Plaintiff's Burden of Proof
The court addressed the plaintiff's burden of proof in challenging the validity of the tax deed. It noted that the plaintiff must substantiate claims of an entire omission to succeed in its quest to quiet title. The court found that the plaintiff had failed to provide sufficient evidence to demonstrate that the taxing authorities had not fulfilled their statutory obligations entirely. The findings indicated that while there were some deficiencies in the notice and sale processes, these did not rise to the level of an entire failure, which was necessary to invalidate the tax deed. The court emphasized that the plaintiff's argument was undermined by the evidence presented, which showed that there had been efforts made by the treasurer to comply with the law. Therefore, the court determined that the plaintiff did not meet its burden, ultimately leading to the rejection of its claims against the validity of the tax deed.

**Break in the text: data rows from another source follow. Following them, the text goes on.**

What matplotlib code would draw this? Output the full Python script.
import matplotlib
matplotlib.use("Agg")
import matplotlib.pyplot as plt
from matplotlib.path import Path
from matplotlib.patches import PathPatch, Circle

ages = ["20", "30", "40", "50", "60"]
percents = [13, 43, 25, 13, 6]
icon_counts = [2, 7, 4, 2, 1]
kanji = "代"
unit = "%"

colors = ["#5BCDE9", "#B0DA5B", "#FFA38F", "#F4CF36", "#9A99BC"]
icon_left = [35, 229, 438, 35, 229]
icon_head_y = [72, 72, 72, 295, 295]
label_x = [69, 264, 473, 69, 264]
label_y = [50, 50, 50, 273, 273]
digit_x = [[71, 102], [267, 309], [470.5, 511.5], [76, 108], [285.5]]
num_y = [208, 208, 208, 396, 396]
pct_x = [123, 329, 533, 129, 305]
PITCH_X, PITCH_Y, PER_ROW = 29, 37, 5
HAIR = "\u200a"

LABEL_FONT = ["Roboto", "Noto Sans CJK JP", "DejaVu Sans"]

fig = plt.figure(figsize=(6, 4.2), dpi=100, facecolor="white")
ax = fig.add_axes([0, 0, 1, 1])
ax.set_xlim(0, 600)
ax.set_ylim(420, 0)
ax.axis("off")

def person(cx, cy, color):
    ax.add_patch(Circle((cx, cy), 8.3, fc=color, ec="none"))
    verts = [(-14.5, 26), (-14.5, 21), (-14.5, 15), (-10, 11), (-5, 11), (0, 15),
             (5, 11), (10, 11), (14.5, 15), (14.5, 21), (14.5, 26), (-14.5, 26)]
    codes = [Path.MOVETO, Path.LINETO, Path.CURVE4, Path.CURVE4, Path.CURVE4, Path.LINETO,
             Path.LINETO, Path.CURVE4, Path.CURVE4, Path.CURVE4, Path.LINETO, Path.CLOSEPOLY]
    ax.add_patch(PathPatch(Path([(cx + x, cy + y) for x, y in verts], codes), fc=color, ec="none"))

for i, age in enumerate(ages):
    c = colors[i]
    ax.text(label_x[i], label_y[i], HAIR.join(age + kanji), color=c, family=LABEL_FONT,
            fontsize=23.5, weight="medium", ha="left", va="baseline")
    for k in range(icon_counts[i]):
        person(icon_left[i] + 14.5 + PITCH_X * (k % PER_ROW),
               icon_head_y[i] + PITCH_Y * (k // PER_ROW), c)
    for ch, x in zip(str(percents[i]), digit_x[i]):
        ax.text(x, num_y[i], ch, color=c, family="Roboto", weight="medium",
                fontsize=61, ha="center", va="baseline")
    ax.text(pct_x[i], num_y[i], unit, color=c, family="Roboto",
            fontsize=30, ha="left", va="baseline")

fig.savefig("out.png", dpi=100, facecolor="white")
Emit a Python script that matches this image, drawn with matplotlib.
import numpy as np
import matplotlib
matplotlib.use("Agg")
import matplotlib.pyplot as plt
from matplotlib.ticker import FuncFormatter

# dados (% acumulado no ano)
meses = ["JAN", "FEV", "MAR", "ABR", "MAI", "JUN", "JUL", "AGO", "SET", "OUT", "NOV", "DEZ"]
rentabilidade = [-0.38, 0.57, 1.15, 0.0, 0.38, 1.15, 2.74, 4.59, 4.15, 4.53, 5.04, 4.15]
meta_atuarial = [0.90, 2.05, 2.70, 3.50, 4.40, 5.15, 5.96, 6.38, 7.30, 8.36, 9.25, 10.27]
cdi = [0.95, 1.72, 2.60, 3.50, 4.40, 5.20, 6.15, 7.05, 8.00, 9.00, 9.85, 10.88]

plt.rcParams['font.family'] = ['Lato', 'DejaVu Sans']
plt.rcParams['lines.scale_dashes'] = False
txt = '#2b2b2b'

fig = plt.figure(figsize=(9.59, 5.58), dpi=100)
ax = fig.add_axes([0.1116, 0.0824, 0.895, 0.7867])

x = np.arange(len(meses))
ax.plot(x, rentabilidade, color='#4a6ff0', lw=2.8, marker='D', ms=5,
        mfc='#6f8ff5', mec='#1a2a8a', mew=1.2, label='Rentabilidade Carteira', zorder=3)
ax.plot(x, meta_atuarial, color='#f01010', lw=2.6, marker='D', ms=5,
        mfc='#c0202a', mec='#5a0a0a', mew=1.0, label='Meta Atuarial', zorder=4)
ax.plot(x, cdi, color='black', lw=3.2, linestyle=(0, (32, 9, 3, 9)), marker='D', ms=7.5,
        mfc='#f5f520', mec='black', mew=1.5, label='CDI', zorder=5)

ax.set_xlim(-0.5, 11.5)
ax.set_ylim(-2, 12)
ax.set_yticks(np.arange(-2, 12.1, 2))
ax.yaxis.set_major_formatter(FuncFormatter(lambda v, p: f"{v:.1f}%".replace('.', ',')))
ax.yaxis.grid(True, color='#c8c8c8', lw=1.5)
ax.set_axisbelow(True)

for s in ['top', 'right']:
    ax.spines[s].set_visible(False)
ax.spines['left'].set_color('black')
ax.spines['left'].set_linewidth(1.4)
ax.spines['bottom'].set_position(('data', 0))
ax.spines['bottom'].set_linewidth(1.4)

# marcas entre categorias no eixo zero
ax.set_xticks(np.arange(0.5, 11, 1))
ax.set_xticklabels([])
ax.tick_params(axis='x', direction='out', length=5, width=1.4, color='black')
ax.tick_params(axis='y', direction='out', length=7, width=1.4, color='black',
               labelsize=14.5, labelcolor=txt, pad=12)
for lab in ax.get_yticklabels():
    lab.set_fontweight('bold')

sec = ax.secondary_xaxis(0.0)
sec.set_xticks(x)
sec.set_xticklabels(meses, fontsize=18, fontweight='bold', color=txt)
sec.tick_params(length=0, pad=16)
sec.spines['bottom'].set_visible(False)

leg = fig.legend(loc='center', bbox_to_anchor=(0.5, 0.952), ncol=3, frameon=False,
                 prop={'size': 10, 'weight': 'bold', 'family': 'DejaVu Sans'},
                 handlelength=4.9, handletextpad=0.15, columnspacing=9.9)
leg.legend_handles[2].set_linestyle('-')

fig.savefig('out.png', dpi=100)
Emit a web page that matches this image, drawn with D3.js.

Conclusion and Judgment Reversal
In conclusion, the court reversed the trial court's judgment that had favored the plaintiff. It held that the plaintiff had not demonstrated an entire omission by the county treasurer in either providing notice or conducting the sale. The court reiterated that the presence of irregularities did not suffice to invalidate the tax deed under the prevailing statutes and legal standards. The ruling underscored the protective nature of curative provisions in tax law, which shielded tax deeds from challenges based on mere procedural defects. The court directed that the case be remanded for further proceedings consistent with its opinion, thereby reinstating the validity of the tax deed and affirming the defendant's claim to the property. This decision illustrated the court's commitment to upholding statutory requirements and the limitations placed on challenges to tax deeds.